* [WORK INSTRUCTIONS] Both end lines count: copy exactly from the line that contains "Rebuild this diagram" to the line that contains "const trendR2 = 'R² = 0.039';", and only those lines.
╔══
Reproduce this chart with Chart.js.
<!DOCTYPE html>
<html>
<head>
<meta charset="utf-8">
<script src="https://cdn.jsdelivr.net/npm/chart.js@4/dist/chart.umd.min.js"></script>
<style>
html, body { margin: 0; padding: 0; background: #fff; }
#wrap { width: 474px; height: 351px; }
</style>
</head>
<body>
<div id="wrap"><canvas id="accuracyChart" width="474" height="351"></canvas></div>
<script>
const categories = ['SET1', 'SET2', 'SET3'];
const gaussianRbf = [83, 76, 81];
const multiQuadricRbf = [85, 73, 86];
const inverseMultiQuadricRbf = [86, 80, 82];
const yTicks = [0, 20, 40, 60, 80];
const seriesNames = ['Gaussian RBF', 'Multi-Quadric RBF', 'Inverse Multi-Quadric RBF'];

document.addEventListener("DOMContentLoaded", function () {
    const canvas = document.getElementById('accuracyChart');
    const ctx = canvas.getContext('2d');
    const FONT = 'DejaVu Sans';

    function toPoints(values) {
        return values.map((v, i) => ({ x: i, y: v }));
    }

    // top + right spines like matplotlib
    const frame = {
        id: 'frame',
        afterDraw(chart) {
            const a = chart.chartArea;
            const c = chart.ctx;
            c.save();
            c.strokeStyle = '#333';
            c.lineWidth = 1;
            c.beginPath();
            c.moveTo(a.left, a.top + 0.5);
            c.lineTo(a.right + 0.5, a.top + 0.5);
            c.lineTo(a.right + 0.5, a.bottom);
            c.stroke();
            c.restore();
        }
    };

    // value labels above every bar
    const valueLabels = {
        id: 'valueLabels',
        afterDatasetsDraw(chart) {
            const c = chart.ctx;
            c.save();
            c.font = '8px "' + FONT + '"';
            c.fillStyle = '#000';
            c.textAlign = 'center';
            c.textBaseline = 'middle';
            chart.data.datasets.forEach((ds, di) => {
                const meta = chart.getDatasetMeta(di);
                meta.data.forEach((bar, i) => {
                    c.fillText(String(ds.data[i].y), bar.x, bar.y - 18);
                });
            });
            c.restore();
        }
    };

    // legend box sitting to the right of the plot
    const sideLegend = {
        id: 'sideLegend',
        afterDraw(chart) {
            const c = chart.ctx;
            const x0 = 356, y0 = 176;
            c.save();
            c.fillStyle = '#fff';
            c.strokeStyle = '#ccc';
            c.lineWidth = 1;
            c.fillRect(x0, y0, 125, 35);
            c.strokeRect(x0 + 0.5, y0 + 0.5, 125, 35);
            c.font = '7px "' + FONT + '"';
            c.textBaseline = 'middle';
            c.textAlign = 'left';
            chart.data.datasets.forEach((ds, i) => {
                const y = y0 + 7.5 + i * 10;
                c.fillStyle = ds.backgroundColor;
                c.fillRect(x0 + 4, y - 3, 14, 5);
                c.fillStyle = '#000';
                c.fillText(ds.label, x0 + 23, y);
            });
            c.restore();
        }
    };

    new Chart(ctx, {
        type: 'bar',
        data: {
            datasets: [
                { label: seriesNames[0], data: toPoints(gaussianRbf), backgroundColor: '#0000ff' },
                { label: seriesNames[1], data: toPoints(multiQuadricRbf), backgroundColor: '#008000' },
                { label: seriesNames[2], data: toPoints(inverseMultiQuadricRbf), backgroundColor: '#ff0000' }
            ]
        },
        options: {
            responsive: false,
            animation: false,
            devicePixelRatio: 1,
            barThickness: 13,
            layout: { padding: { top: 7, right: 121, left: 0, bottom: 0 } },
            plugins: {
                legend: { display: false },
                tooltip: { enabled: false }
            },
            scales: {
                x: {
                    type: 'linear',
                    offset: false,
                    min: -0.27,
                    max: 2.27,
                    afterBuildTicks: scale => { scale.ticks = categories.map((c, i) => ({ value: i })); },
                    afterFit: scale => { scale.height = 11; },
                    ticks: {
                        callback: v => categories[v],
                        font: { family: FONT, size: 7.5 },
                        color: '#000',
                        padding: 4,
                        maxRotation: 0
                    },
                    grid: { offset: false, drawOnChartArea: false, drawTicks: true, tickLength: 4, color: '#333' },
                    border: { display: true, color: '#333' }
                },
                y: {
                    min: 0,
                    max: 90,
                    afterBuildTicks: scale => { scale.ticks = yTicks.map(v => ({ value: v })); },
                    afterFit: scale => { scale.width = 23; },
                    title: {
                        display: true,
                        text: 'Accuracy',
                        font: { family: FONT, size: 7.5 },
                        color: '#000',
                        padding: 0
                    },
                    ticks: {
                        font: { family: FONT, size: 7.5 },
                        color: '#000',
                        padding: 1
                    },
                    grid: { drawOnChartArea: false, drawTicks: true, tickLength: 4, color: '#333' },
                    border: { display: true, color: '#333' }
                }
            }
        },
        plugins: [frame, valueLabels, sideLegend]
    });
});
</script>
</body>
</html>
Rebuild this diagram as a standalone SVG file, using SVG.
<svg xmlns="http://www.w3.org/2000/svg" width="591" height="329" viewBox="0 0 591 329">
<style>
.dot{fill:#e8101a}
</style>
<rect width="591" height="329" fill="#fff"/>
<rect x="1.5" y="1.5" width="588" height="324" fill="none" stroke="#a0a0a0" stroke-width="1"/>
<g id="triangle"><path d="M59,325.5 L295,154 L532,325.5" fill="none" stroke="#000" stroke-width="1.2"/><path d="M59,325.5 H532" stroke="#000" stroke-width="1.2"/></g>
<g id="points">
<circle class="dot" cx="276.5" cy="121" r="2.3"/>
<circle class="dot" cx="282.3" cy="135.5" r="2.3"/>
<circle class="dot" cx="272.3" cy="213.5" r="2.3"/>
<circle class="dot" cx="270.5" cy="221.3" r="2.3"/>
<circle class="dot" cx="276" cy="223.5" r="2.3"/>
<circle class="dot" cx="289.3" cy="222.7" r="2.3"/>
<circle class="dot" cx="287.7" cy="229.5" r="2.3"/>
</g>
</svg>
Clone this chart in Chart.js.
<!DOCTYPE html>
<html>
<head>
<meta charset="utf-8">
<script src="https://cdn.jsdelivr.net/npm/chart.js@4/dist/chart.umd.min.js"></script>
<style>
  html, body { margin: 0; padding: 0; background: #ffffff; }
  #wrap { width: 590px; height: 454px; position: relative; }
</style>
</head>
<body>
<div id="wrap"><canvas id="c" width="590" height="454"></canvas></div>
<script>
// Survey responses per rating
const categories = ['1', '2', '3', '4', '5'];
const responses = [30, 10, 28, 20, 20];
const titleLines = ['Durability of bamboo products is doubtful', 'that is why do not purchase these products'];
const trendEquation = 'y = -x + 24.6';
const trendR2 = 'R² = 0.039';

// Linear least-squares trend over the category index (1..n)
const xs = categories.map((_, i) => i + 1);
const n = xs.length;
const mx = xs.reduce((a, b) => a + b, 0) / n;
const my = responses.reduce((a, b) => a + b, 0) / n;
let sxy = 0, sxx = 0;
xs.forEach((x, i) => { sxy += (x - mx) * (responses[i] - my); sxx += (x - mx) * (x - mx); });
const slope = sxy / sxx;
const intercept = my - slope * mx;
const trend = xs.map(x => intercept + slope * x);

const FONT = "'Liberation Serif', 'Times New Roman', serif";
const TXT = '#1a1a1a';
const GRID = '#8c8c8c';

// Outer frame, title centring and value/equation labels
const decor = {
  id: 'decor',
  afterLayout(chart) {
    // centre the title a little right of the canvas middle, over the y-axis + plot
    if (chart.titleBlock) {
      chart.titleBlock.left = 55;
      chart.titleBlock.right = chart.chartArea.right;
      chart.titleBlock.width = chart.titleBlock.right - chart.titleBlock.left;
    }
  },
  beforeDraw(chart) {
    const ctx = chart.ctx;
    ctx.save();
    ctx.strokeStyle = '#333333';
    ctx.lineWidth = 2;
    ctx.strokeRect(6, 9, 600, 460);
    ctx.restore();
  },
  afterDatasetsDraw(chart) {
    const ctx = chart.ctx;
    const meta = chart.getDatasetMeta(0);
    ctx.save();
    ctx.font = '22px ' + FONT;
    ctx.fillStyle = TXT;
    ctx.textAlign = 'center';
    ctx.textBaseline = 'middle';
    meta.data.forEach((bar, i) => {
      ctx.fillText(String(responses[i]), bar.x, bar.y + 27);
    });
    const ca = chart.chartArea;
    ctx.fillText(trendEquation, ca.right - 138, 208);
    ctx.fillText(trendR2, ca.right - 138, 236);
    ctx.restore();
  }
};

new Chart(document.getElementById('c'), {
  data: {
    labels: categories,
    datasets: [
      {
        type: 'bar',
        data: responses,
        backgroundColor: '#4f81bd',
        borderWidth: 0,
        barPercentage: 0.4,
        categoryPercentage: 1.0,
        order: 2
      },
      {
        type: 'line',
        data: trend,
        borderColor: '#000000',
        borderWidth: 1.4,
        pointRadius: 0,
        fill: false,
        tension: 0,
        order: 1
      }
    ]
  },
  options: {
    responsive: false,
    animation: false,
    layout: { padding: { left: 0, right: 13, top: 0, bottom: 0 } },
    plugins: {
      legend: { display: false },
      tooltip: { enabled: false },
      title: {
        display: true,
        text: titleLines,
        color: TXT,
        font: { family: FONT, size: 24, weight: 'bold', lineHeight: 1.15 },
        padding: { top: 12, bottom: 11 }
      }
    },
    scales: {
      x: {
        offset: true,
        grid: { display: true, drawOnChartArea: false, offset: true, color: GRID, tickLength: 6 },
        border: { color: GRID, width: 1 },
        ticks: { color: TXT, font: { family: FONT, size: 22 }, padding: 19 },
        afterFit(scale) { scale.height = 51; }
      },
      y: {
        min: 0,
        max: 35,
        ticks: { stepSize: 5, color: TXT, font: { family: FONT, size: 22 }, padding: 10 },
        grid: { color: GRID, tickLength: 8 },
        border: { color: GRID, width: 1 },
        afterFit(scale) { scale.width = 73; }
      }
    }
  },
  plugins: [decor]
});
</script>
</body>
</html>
╚══
* [TASK RESPONSE]
Rebuild this diagram as a standalone SVG file, using SVG.
<svg xmlns="http://www.w3.org/2000/svg" width="591" height="329" viewBox="0 0 591 329">
<style>
.dot{fill:#e8101a}
</style>
<rect width="591" height="329" fill="#fff"/>
<rect x="1.5" y="1.5" width="588" height="324" fill="none" stroke="#a0a0a0" stroke-width="1"/>
<g id="triangle"><path d="M59,325.5 L295,154 L532,325.5" fill="none" stroke="#000" stroke-width="1.2"/><path d="M59,325.5 H532" stroke="#000" stroke-width="1.2"/></g>
<g id="points">
<circle class="dot" cx="276.5" cy="121" r="2.3"/>
<circle class="dot" cx="282.3" cy="135.5" r="2.3"/>
<circle class="dot" cx="272.3" cy="213.5" r="2.3"/>
<circle class="dot" cx="270.5" cy="221.3" r="2.3"/>
<circle class="dot" cx="276" cy="223.5" r="2.3"/>
<circle class="dot" cx="289.3" cy="222.7" r="2.3"/>
<circle class="dot" cx="287.7" cy="229.5" r="2.3"/>
</g>
</svg>
Clone this chart in Chart.js.
<!DOCTYPE html>
<html>
<head>
<meta charset="utf-8">
<script src="https://cdn.jsdelivr.net/npm/chart.js@4/dist/chart.umd.min.js"></script>
<style>
  html, body { margin: 0; padding: 0; background: #ffffff; }
  #wrap { width: 590px; height: 454px; position: relative; }
</style>
</head>
<body>
<div id="wrap"><canvas id="c" width="590" height="454"></canvas></div>
<script>
// Survey responses per rating
const categories = ['1', '2', '3', '4', '5'];
const responses = [30, 10, 28, 20, 20];
const titleLines = ['Durability of bamboo products is doubtful', 'that is why do not purchase these products'];
const trendEquation = 'y = -x + 24.6';
const trendR2 = 'R² = 0.039';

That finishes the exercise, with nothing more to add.